Science Fair

How come Dunduk won this honor?
Why does he preside? Because... he has a rump to sit on!
Learning and erudition have been greatly esteemed in Ukraine since time immemorial. Proof of this are the old chronicles, whose authors never forgot to mention, whenever they had the opportunity, the libraries, literacy, and literary pursuits of those they described. The Ukrainian countryside, which lost under serfdom the educational level that once struck traveling foreigners, has still preserved respect for learned people and the burning desire to have the local children educated (My grandfather was also this kind of person: despite the eternal peasant hardships, he decided to make a gentleman at least out of his youngest son).
Soviet power fully met the educational requirements of society, which did not lead, however, to a true blossoming of scholarly research, in any case, in comparison with Western achievements – perhaps because the highest academic ranks were held by people with Communist Party cards rather than by those who really had an inclination or capability for research. One can often hear today apologists of the old regime mournfully lament over the “brilliant Soviet academic institutions and scientific research”, which the new regime does not need. These critics turn a blind eye to the fact that Soviet academia worked in no way better than industry or farming did, i.e., with the same low efficiency. In academe also one true or laborious researcher was confronted by a hundred false or lackadaisical ones. The latter often held high academic posts and determined the strategy of research. Hundreds of junior and senior research associates in hundreds of research institutes were run-of-the- mill clerks who gleaned information that nobody needed, wrote articles that nobody read, or tried to cough up a dissertation for decades on end. Those opuses were then sent to the archives forever; library statistics says that not a single reader has ever borrowed the overwhelming majority of those works. Of course, it was an entirely different picture in high-security research institutions fulfilling defense orders. But even in the most devastating arms race, one US researcher did the job of several Soviet ones.
Unfortunately, the situation has changed very little during the past decade. On the other hand, such a new phenomenon has arisen as an all-out academic effort by our political and business elite. Steeply rising is the number of doctors, professors, and especially academicians. Serious people are very little interested today in such trivial ranks as candidate of science or a corresponding member of the academy. If one fails to win a chair in the National Academy of Sciences or a state university professorship, he will find an easy way to a new academy or university. If the Higher Attestation Commission refuses to approve a thesis, you can confer on yourself the title of a gowned professor even if you fail to get hold of a professorial gown (such professors have contacted The Day).
The popularity of scientific research has achieved an unheard of level: it will soon be difficult to tell Verkhovna Rada or the Cabinet of Ministers from the National Academy’s Academic Board because of the number of doctors of sciences sitting there. One people’s deputy begins all his television appearances with “We, doctors, think... ,” “It is the practice of us, doctors, to...,” “We, scientists, are very much alarmed...” or “Let me, a researcher, state...” It is impossible to imagine such a high academic level in an obscure American Congress or British House of Lords.

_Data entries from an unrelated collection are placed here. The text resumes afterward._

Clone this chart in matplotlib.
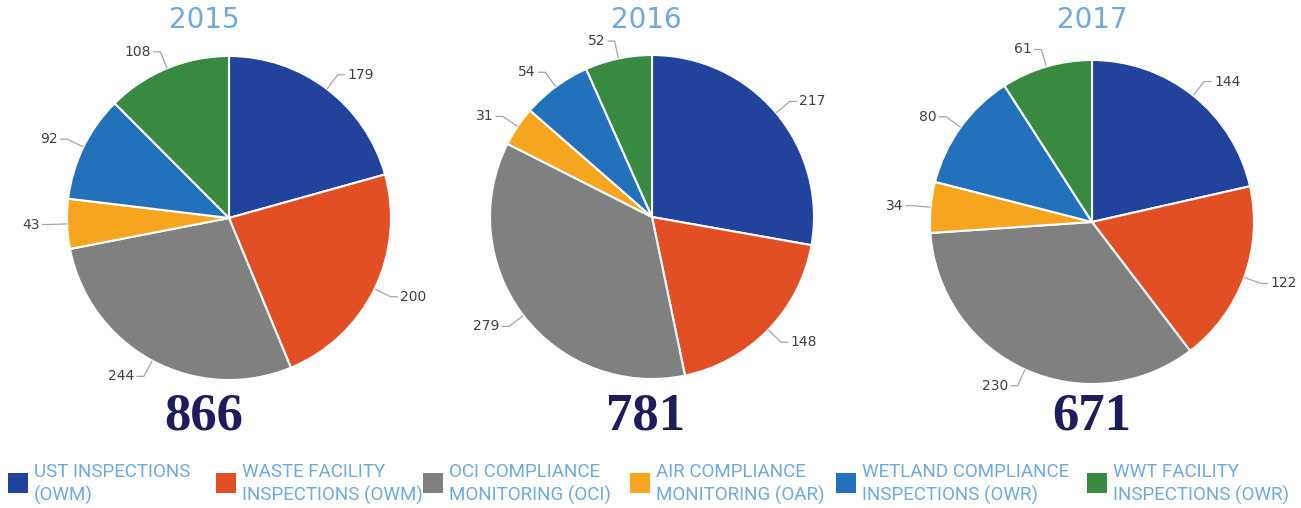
import numpy as np
import matplotlib
matplotlib.use("Agg")
import matplotlib.pyplot as plt

years = ["2015", "2016", "2017"]
categories = [
    "UST INSPECTIONS\n(OWM)",
    "WASTE FACILITY\nINSPECTIONS (OWM)",
    "OCI COMPLIANCE\nMONITORING (OCI)",
    "AIR COMPLIANCE\nMONITORING (OAR)",
    "WETLAND COMPLIANCE\nINSPECTIONS (OWR)",
    "WWT FACILITY\nINSPECTIONS (OWR)",
]
values_2015 = [179, 200, 244, 43, 92, 108]
values_2016 = [217, 148, 279, 31, 54, 52]
values_2017 = [144, 122, 230, 34, 80, 61]

colors = ["#22439b", "#e24f25", "#808080", "#f6a51f", "#2371ba", "#378a3f"]
light_blue = "#6fa9de"
navy = "#1e1c5c"

W, H = 1301, 508
fig = plt.figure(figsize=(W / 100, H / 100), dpi=100)

# pie centres in pixels, radius 162 px
centres = [(229, 218), (652, 217), (1092, 222)]
text_x = [204, 646, 1092]
half = 243  # half axes size in px -> limits +-1.5
lim = 1.5

for year, vals, (cx, cy), tx in zip(years, [values_2015, values_2016, values_2017], centres, text_x):
    ax = fig.add_axes([(cx - half) / W, (H - cy - half) / H, 2 * half / W, 2 * half / H])
    wedges, _ = ax.pie(vals, colors=colors, startangle=90, counterclock=False, radius=1.0,
                       wedgeprops=dict(edgecolor="white", linewidth=1.5))
    ax.set_xlim(-lim, lim)
    ax.set_ylim(-lim, lim)
    ax.axis("off")

    # leader: radial bit out of the wedge, then a short horizontal arm to the label
    for w, v in zip(wedges, vals):
        ang = np.deg2rad((w.theta1 + w.theta2) / 2)
        x, y = np.cos(ang), np.sin(ang)
        ex, ey = 1.11 * x, 1.11 * y
        side = 1 if x > 0 else -1
        arm = ex + side * 0.045
        ax.plot([x, ex, arm], [y, ey, ey], color="#a6a6a6", lw=0.9, solid_capstyle="butt")
        ax.text(arm + side * 0.015, ey, str(v), ha="left" if side > 0 else "right",
                va="center", fontsize=10, color="#404040")

    fig.text(tx / W, 1 - 20 / H, year, ha="center", va="center", fontsize=20,
             color=light_blue, family="DejaVu Sans")
    fig.text(tx / W, 1 - 416 / H, str(sum(vals)), ha="center", va="center", fontsize=38,
             fontweight="bold", color=navy, family="Liberation Serif")

# legend along the bottom
sq_x = [8, 216, 423, 630, 836, 1087]
for c, lab, sx in zip(colors, categories, sq_x):
    fig.patches.append(plt.Rectangle((sx / W, 1 - 493 / H), 20 / W, 20 / H,
                                     transform=fig.transFigure, facecolor=c, edgecolor="none"))
    fig.text((sx + 26) / W, 1 - 484 / H, lab, ha="left", va="center", fontsize=13.5,
             color=light_blue, family="Roboto", linespacing=1.32)

fig.savefig("out.png", dpi=100, facecolor="white")
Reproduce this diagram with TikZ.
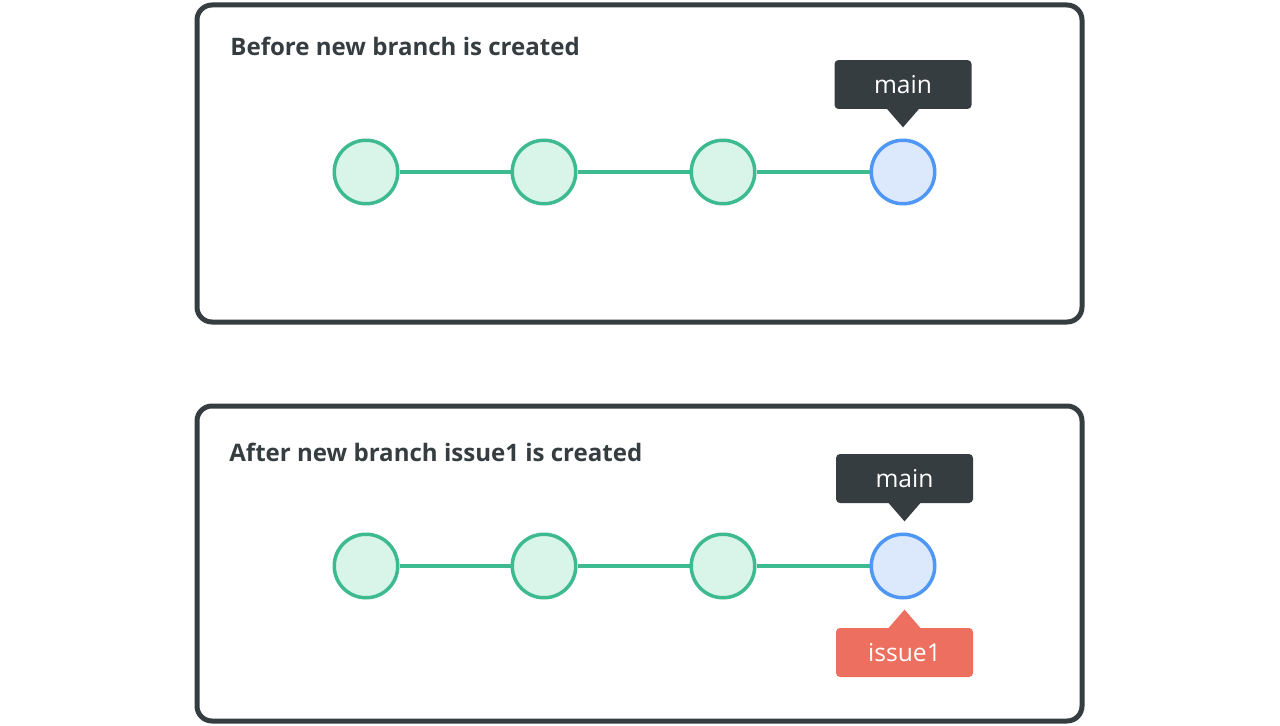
\documentclass[tikz,border=0pt]{standalone}
\usepackage{fontspec}
\setmainfont{Open Sans}
\usetikzlibrary{calc}
\definecolor{dark}{HTML}{363D40}
\definecolor{grn}{HTML}{3DBA8F}
\definecolor{grnfill}{HTML}{D9F5EA}
\definecolor{blu}{HTML}{4F97F5}
\definecolor{blufill}{HTML}{DCE9FC}
\definecolor{red}{HTML}{EC6F5F}
\begin{document}
\begin{tikzpicture}[x=0.02cm,y=-0.02cm,
  frame/.style={draw=dark,line width=0.1cm,rounded corners=0.3cm},
  title/.style={anchor=base west,inner sep=0pt,text=dark,font=\fontsize{13.7pt}{16pt}\selectfont\bfseries},
  commit/.style={circle,draw=grn,fill=grnfill,line width=0.07cm,minimum size=1.27cm,inner sep=0pt},
  head/.style={commit,draw=blu,fill=blufill},
  edge/.style={draw=grn,line width=0.08cm},
  tag/.style={rounded corners=0.08cm,minimum width=2.74cm,minimum height=0.98cm,inner sep=0pt,text=white,font=\fontsize{14pt}{16pt}\selectfont},
  tagmain/.style={tag,fill=dark},
  tagissue/.style={tag,fill=red}]
\useasboundingbox (0,0) rectangle (1280,726);
\fill[white] (0,0) rectangle (1280,726);
% top panel
\draw[frame] (197,5) rectangle (1082,322);
\node[title] (t1) at (230,56) {Before new branch is created};
\node[commit] (a1) at (366,172) {};
\node[commit] (a2) at (544,172) {};
\node[commit] (a3) at (723,172) {};
\node[head] (a4) at (903,172) {};
\draw[edge] (a1) -- (a2);
\draw[edge] (a2) -- (a3);
\draw[edge] (a3) -- (a4);
\node[tagmain] (m1) at (903,84.5) {main};
\fill[dark] ($(m1.south)+(-16.5,-1)$) -- ($(m1.south)+(16.5,-1)$) -- ($(m1.south)+(0,18)$) -- cycle;
% bottom panel
\draw[frame] (197,406) rectangle (1082,721);
\node[title] (t2) at (229,461) {After new branch issue1 is created};
\node[commit] (b1) at (366,566) {};
\node[commit] (b2) at (544,566) {};
\node[commit] (b3) at (723,566) {};
\node[head] (b4) at (903,566) {};
\draw[edge] (b1) -- (b2);
\draw[edge] (b2) -- (b3);
\draw[edge] (b3) -- (b4);
\node[tagmain] (m2) at (904.5,478.5) {main};
\fill[dark] ($(m2.south)+(-16.5,-1)$) -- ($(m2.south)+(16.5,-1)$) -- ($(m2.south)+(0,18)$) -- cycle;
\node[tagissue] (i2) at (904.5,652.5) {issue1};
\fill[red] ($(i2.north)+(-16.5,1)$) -- ($(i2.north)+(16.5,1)$) -- ($(i2.north)+(0,-18)$) -- cycle;
\end{tikzpicture}
\end{document}
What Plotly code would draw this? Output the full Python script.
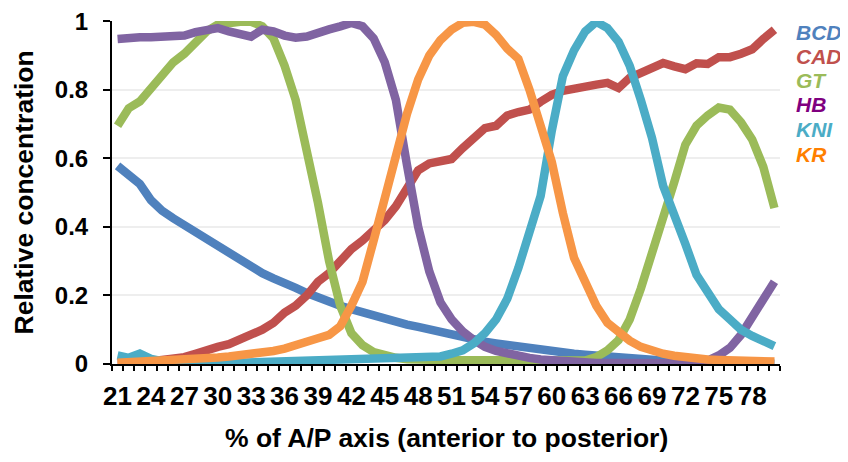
import plotly.graph_objects as go

positions = list(range(21, 81))
tick_labels = [str(v) for v in range(21, 79, 3)]

bcd = [0.578, 0.552, 0.525, 0.478, 0.447, 0.425, 0.405, 0.385, 0.365, 0.345,
       0.322, 0.298, 0.28, 0.265, 0.25, 0.238, 0.222, 0.207, 0.193, 0.18,
       0.17, 0.16, 0.15, 0.14, 0.132, 0.122, 0.115, 0.108, 0.1, 0.093,
       0.085, 0.078, 0.07, 0.065, 0.06, 0.055, 0.05, 0.046, 0.042, 0.037,
       0.034, 0.03, 0.027, 0.024, 0.021, 0.019, 0.016, 0.013, 0.01, 0.008,
       0.006, 0.005, 0.004, 0.003, 0.003, 0.002, 0.002, 0.002, 0.001, 0.001]
cad = [0.005, 0.005, 0.006, 0.008, 0.012, 0.015, 0.02, 0.03, 0.042, 0.05,
       0.058, 0.07, 0.085, 0.1, 0.12, 0.15, 0.17, 0.2, 0.24, 0.265,
       0.3, 0.335, 0.36, 0.39, 0.42, 0.46, 0.51, 0.565, 0.585, 0.592,
       0.598, 0.63, 0.66, 0.688, 0.695, 0.725, 0.735, 0.742, 0.765, 0.785,
       0.797, 0.805, 0.81, 0.815, 0.82, 0.805, 0.835, 0.85, 0.862, 0.878,
       0.868, 0.86, 0.877, 0.875, 0.895, 0.895, 0.905, 0.918, 0.948, 0.975]
gt = [0.695, 0.746, 0.766, 0.805, 0.845, 0.88, 0.905, 0.935, 0.97, 0.99,
      0.996, 0.998, 0.998, 0.985, 0.95, 0.87, 0.77, 0.63, 0.47, 0.3,
      0.17, 0.09, 0.055, 0.035, 0.024, 0.018, 0.014, 0.012, 0.011, 0.011,
      0.011, 0.011, 0.011, 0.011, 0.01, 0.01, 0.009, 0.008, 0.007, 0.006,
      0.005, 0.005, 0.01, 0.02, 0.04, 0.07, 0.13, 0.22, 0.32, 0.43,
      0.53, 0.64, 0.695, 0.725, 0.748, 0.742, 0.705, 0.655, 0.575, 0.455]
hb = [0.948, 0.952, 0.953, 0.953, 0.955, 0.956, 0.958, 0.968, 0.975, 0.98,
      0.97, 0.965, 0.955, 0.975, 0.97, 0.958, 0.952, 0.955, 0.968, 0.976,
      0.985, 0.995, 0.985, 0.95, 0.88, 0.77, 0.58, 0.4, 0.27, 0.18,
      0.13, 0.095, 0.07, 0.05, 0.038, 0.03, 0.022, 0.018, 0.013, 0.01,
      0.007, 0.005, 0.004, 0.003, 0.003, 0.002, 0.002, 0.002, 0.002, 0.002,
      0.002, 0.002, 0.003, 0.01, 0.025, 0.047, 0.085, 0.135, 0.19, 0.24]
kni = [0.025, 0.018, 0.03, 0.015, 0.008, 0.005, 0.003, 0.002, 0.002, 0.002,
       0.003, 0.003, 0.004, 0.004, 0.005, 0.006, 0.007, 0.008, 0.009, 0.01,
       0.011, 0.012, 0.012, 0.012, 0.012, 0.012, 0.013, 0.015, 0.018, 0.022,
       0.03, 0.04, 0.06, 0.09, 0.13, 0.19, 0.28, 0.38, 0.49, 0.68,
       0.84, 0.915, 0.97, 0.998, 0.98, 0.94, 0.87, 0.77, 0.66, 0.52,
       0.44, 0.35, 0.26, 0.21, 0.16, 0.13, 0.1, 0.082, 0.068, 0.052]
kr = [0.004, 0.005, 0.006, 0.007, 0.009, 0.011, 0.013, 0.015, 0.017, 0.019,
      0.022, 0.025, 0.028, 0.032, 0.038, 0.045, 0.053, 0.065, 0.075, 0.085,
      0.11, 0.17, 0.24, 0.36, 0.49, 0.62, 0.73, 0.83, 0.9, 0.945,
      0.975, 0.995, 0.998, 0.99, 0.96, 0.92, 0.89, 0.8, 0.7, 0.59,
      0.44, 0.31, 0.24, 0.17, 0.12, 0.093, 0.068, 0.05, 0.038, 0.03,
      0.024, 0.019, 0.016, 0.013, 0.012, 0.01, 0.009, 0.008, 0.007, 0.007]

series_names = ["BCD", "CAD", "GT", "HB", "KNI", "KR"]
series_values = [bcd, cad, gt, hb, kni, kr]
line_colors = ["#4F81BD", "#C0504D", "#9BBB59", "#8064A2", "#4BACC6", "#F79646"]
label_colors = ["#4F81BD", "#C0504D", "#9BBB59", "#7F007F", "#4BACC6", "#FF7F00"]

FONT = "Liberation Sans, Arial, sans-serif"

fig = go.Figure()
for name, vals, col in zip(series_names, series_values, line_colors):
    fig.add_trace(go.Scatter(x=positions, y=vals, mode="lines", name=name,
                             line=dict(color=col, width=8.5), showlegend=False))

# legend as coloured italic labels (positioned in data units of y)
legend_y = [0.967, 0.896, 0.826, 0.757, 0.683, 0.611]
for name, col, ly in zip(series_names, label_colors, legend_y):
    fig.add_annotation(text=name, xref="paper", yref="y",
                       x=1.021, y=ly,
                       xanchor="left", yanchor="middle", showarrow=False,
                       font=dict(family=FONT, size=21, color=col,
                                 weight="bold", style="italic"))

fig.add_annotation(text="% of A/P axis (anterior to posterior)", xref="paper",
                   yref="paper", x=0.5, y=0, yshift=-74, xanchor="center",
                   yanchor="middle", showarrow=False,
                   font=dict(family=FONT, size=26.5, color="black", weight="bold"))
fig.add_annotation(text="Relative concentration", xref="paper", yref="paper",
                   x=0, y=0.5, xshift=-89, xanchor="center", yanchor="middle",
                   textangle=-90, showarrow=False,
                   font=dict(family=FONT, size=26.5, color="black", weight="bold"))

# page body adds an 8px offset; figure is sized to compensate
fig.update_layout(
    width=840, height=454,
    margin=dict(l=104, r=68, t=13, b=98),
    paper_bgcolor="white", plot_bgcolor="white",
    font=dict(family=FONT, size=26, color="black", weight="bold"),
)
fig.update_xaxes(
    range=[20.5, 80.5], tickmode="array",
    tickvals=[int(t) for t in tick_labels], ticktext=tick_labels,
    ticks="", showgrid=False, zeroline=False, automargin=False,
    showline=True, linecolor="black", linewidth=2,
    ticklabelstandoff=8, ticklabeloverflow="allow",
    tickfont=dict(family=FONT, size=26, color="black", weight="bold"),
    minor=dict(ticks="outside", ticklen=5, tickwidth=2, tickcolor="black",
               tick0=20.5, dtick=1, showgrid=False),
)
fig.update_yaxes(
    range=[0, 1.0005], tickmode="array", tickvals=[0, 0.2, 0.4, 0.6, 0.8, 1],
    ticktext=["0", "0.2", "0.4", "0.6", "0.8", "1"],
    ticks="outside", ticklen=7, tickwidth=2, tickcolor="black",
    showgrid=True, gridcolor="#EEEEEE", gridwidth=2, zeroline=False,
    showline=True, linecolor="black", linewidth=2, automargin=False,
    ticklabelstandoff=10, ticklabeloverflow="allow",
    tickfont=dict(family=FONT, size=24, color="black", weight="bold"),
)

fig.write_html("out.html")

Yet, there are problems even here. Although the heads of our elite are just brimming with ideas, there is no time to write theses or books, for the bugle calls for other urgent endeavors. What is to be done to save the original ideas and theories for generations to come? Serious demand always generates the corresponding supply. This country has formed in the past few years a widespread intellectual service – illegal by nature – to fulfill the academic ambitions of our elite.
Somewhere in their tiny apartments, quiet and self-composed erudite people earn a living by doing research in all spheres of science and technology. They write from end-of-year and graduation projects to postdoctoral theses, from the texts of reports at international academic conferences to serious books. What characterizes this gray research sphere is efficiency, speed, along with the unavoidable use of computers and the Internet. A command of foreign languages is indispensable here for one at least to be able to keep watch of scientific periodicals and other publications. If necessary, such hacks can conduct or order a sociological survey. Moreover, they are as accurate as Germans.
This kind of service also existed, although on a far lesser scale, in Soviet times. But since politicians and our much-vaunted new Ukrainians have fallen head over heels in love with science, the gray service has attracted the most talented and knowledgeable part of the losers who failed to fit into the new system.
It is thus little wonder that in this country ambitions not always go hand in hand with learning, nor is true education always combined with ambitions. What can be done, what kind of a reform should be carried out to take these two groups, the buyers and sellers, out of the shadow and make them change places?